Frequently asked questions

What is reference selling in B2B sales?
Reference selling in B2B sales is the practice of connecting prospects with existing satisfied customers who can speak to their direct experience with the product, the implementation, and the vendor relationship. Unlike case studies and testimonials (which are produced and edited by the vendor), reference calls provide unmediated access to a peer's honest perspective. Reference selling is most powerful in enterprise B2B deals where: (1) the purchase involves significant investment and the cost of a wrong decision is high, (2) the evaluation is competitive and the prospect is trying to determine which vendor to trust, (3) the prospect has a specific concern (implementation risk, time to value, vendor support quality) that a peer customer can address more credibly than the sales rep or any vendor-produced content. The most sophisticated reference selling programmes maintain a tiered reference bank: customers available for reference calls (general reference programme), customers available for site visits (deeper proof for high-value deals), and customers willing to serve as public co-marketing references (case studies, conference presentations, press releases).
How do you ask a customer to be a reference?
The most effective approach to asking a customer to be a reference: (1) Ask at the moment of maximum satisfaction -- right after a successful implementation, a strong QBR, or when the customer has just shared a positive outcome with the CSM. The worst time to ask is at renewal (when the customer is evaluating the relationship) or when the account has any open issues. (2) Make the ask specific and respectful of their time: "We have a prospect who is evaluating our product for [specific use case]. They are a [role] at a [type of company]. I think you would be an ideal reference for them because of your experience with [specific aspect]. Would you be open to a 20-minute call with them? I would brief you beforehand and follow up afterward." (3) Offer a specific and meaningful acknowledgment: reference calls are a real time commitment from busy professionals. Offer something genuinely valuable in return -- a discount at renewal, co-marketing opportunity, early access to a roadmap feature, or an executive relationship investment -- not just a thank-you email. (4) Never over-use a reference customer: tracking how many times each reference customer has been deployed and spacing out requests is essential for long-term reference programme health. A customer who takes 8-10 reference calls per quarter will eventually decline and resent the programme.
What is the difference between a case study and a reference call in B2B sales?

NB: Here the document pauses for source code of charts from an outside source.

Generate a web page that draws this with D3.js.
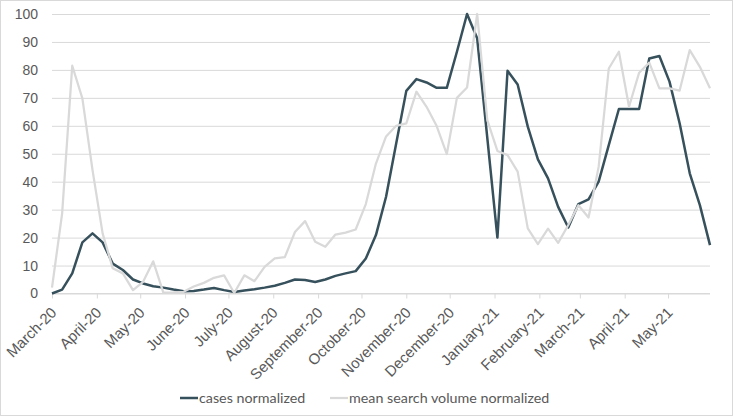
<!DOCTYPE html>
<html><head><meta charset="utf-8">
<script src="https://cdn.jsdelivr.net/npm/d3@7"></script>
<style>
html,body{margin:0;padding:0;background:#fff;}
svg{display:block;font-family:Lato,"Open Sans",sans-serif;}
</style></head>
<body>
<svg id="chart" width="733" height="416"></svg>
<script>
const weeks = ["2020-03-01","2020-03-08","2020-03-15","2020-03-22","2020-03-29","2020-04-05","2020-04-12","2020-04-19","2020-04-26",
"2020-05-03","2020-05-10","2020-05-17","2020-05-24","2020-05-31","2020-06-07","2020-06-14","2020-06-21","2020-06-28",
"2020-07-05","2020-07-12","2020-07-19","2020-07-26","2020-08-02","2020-08-09","2020-08-16","2020-08-23","2020-08-30",
"2020-09-06","2020-09-13","2020-09-20","2020-09-27","2020-10-04","2020-10-11","2020-10-18","2020-10-25",
"2020-11-01","2020-11-08","2020-11-15","2020-11-22","2020-11-29","2020-12-06","2020-12-13","2020-12-20","2020-12-27",
"2021-01-03","2021-01-10","2021-01-17","2021-01-24","2021-01-31","2021-02-07","2021-02-14","2021-02-21","2021-02-28",
"2021-03-07","2021-03-14","2021-03-21","2021-03-28","2021-04-04","2021-04-11","2021-04-18","2021-04-25",
"2021-05-02","2021-05-09","2021-05-16","2021-05-23","2021-05-30"];

const casesNormalized = [0,1.4,7.2,18.3,21.5,18.3,10.7,8.4,5.0,3.6,2.6,2.1,1.4,0.8,0.9,1.4,2.0,1.2,0.5,1.1,1.5,2.1,2.8,
3.8,5.0,4.8,4.1,5.0,6.3,7.2,8.0,12.5,20.9,34.6,53.7,72.5,76.7,75.5,73.6,73.6,86.5,100,91.3,55.7,20.0,
79.7,74.8,59.7,48.0,41.2,31.0,23.6,32.0,33.7,40.0,53.1,66.0,66.0,66.0,84.1,85.0,75.8,60.9,43.0,31.6,17.3];

const searchNormalized = [2.1,28.6,81.5,69.8,44.2,21.5,9.0,7.2,1.2,4.2,11.5,0.3,0.4,0.6,2.5,3.8,5.6,6.5,0.2,6.5,4.4,9.5,12.6,
13.0,22.0,25.9,18.5,16.7,21.1,21.8,22.9,32.0,46.5,56.2,60.0,60.9,72.2,66.8,59.9,49.9,70.0,73.7,100,62.0,51.0,
49.5,43.6,23.3,17.7,23.2,18.1,24.5,31.6,27.2,45.3,80.5,86.5,66.8,79.0,82.6,73.4,73.4,72.6,87.1,81.1,73.4];

const monthTicks = ["2020-03-01","2020-04-01","2020-05-01","2020-06-01","2020-07-01","2020-08-01","2020-09-01","2020-10-01",
"2020-11-01","2020-12-01","2021-01-01","2021-02-01","2021-03-01","2021-04-01","2021-05-01"];
const monthLabels = ["March-20","April-20","May-20","June-20","July-20","August-20","September-20","October-20",
"November-20","December-20","January-21","February-21","March-21","April-21","May-21"];
const yTicks = [0,10,20,30,40,50,60,70,80,90,100];
const seriesNames = ["cases normalized","mean search volume normalized"];

const parse = d3.utcParse("%Y-%m-%d");
const dates = weeks.map(parse);
const tickDates = monthTicks.map(parse);

const svg = d3.select("#chart");
const W = 733, H = 416;
const x0 = 52, x1 = 710, yTop = 14, yBot = 293.5;

svg.append("rect").attr("x",0.5).attr("y",0.5).attr("width",W-1).attr("height",H-1)
  .attr("fill","#fff").attr("stroke","#d9d9d9");

const x = d3.scaleUtc().domain([dates[0], dates[dates.length-1]]).range([x0, x1]);
const y = d3.scaleLinear().domain([0,100]).range([yBot, yTop]);

// gridlines
const yAxis = d3.axisLeft(y).tickValues(yTicks).tickSize(-(x1-x0)).tickPadding(14);
const gy = svg.append("g").attr("transform",`translate(${x0},0)`).call(yAxis);
gy.select(".domain").remove();
gy.selectAll(".tick line").attr("stroke","#d9d9d9").attr("stroke-width",1);
gy.selectAll(".tick text").attr("fill","#595959").attr("font-size",14).attr("x",-14);

// x axis
const xAxis = d3.axisBottom(x).tickValues(tickDates).tickSize(5).tickFormat((d,i)=>monthLabels[i]);
const gx = svg.append("g").attr("transform",`translate(0,${yBot})`).call(xAxis);
gx.select(".domain").attr("stroke","#d9d9d9").attr("d",`M${x0},0H${x1}`);
gx.selectAll(".tick line").attr("stroke","#d9d9d9");
gx.selectAll(".tick text")
  .attr("fill","#595959").attr("font-size",15)
  .attr("text-anchor","end")
  .attr("y",0).attr("dy",0)
  .attr("transform","translate(5,20) rotate(-45)");

const line = d3.line().x((d,i)=>x(dates[i])).y(d=>y(d));

svg.append("path").datum(casesNormalized).attr("d",line)
  .attr("fill","none").attr("stroke","#36505c").attr("stroke-width",2.5).attr("stroke-linejoin","round");
svg.append("path").datum(searchNormalized).attr("d",line)
  .attr("fill","none").attr("stroke","#d9d9d9").attr("stroke-width",2.25).attr("stroke-linejoin","round");

// legend
const legend = svg.append("g").attr("font-size",14.3).attr("fill","#595959");
const legY = 398;
const items = [{name:seriesNames[0],color:"#36505c",w:2.5,x:180},{name:seriesNames[1],color:"#d9d9d9",w:2.25,x:330}];
items.forEach(it=>{
  legend.append("line").attr("x1",it.x).attr("x2",it.x+18).attr("y1",legY).attr("y2",legY)
    .attr("stroke",it.color).attr("stroke-width",it.w);
  legend.append("text").attr("x",it.x+19).attr("y",legY).attr("dy","0.35em").attr("fill","#595959").text(it.name);
});
</script>
</body></html>
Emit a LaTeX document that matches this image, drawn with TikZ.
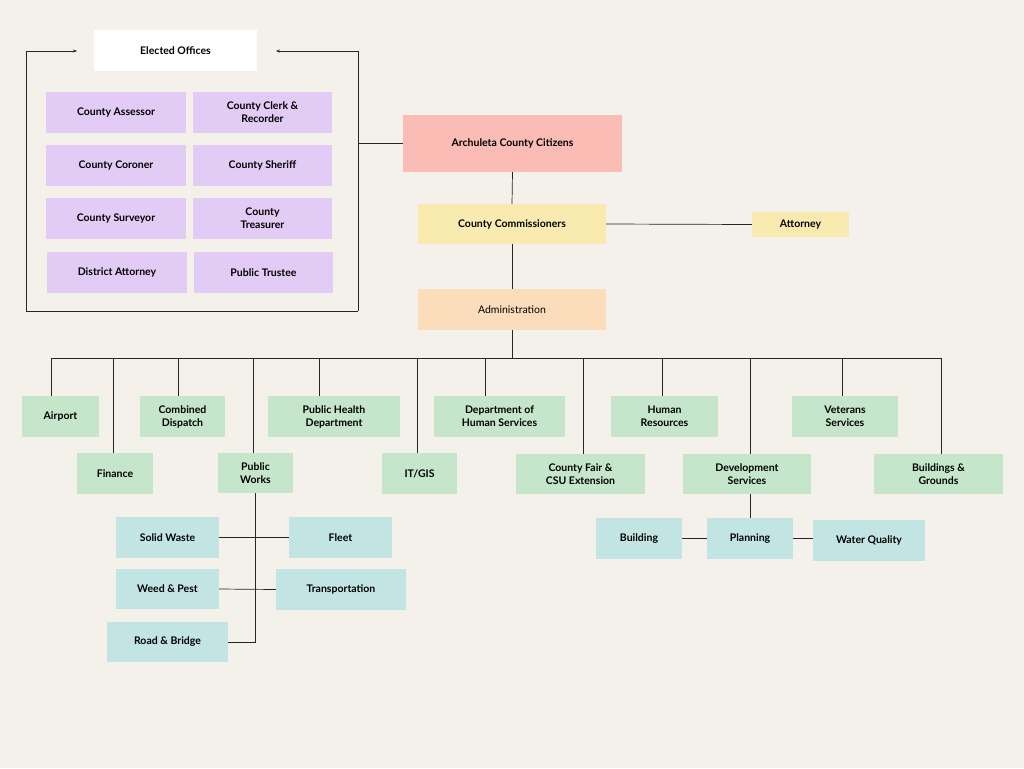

A case study and a reference call serve different purposes in B2B sales: A case study is a written document produced by the vendor's marketing team, approved by the customer, and curated to highlight the most impressive outcomes. Case studies are useful for top-of-funnel awareness and initial credibility, but sophisticated buyers discount them because they know the customer has approved (and often shaped) the language, that unflattering details have been removed, and that the vendor selected this customer because they are the best-case outcome, not the typical outcome. A reference call is an unmediated conversation between the prospect and an existing customer. The prospect can ask any question; the customer can answer honestly and in detail. The prospect can probe implementation challenges, ask about aspects of the product that disappointed them, ask whether they would make the same decision again, and ask for their honest assessment of the vendor's post-sales support. Reference calls carry significantly more trust precisely because they are not scripted or curated. The practical implication: both have a role in the B2B sales process. Case studies build initial credibility at the awareness and consideration stages; reference calls close the trust gap at the decision stage when the prospect needs an independent validation of their choice.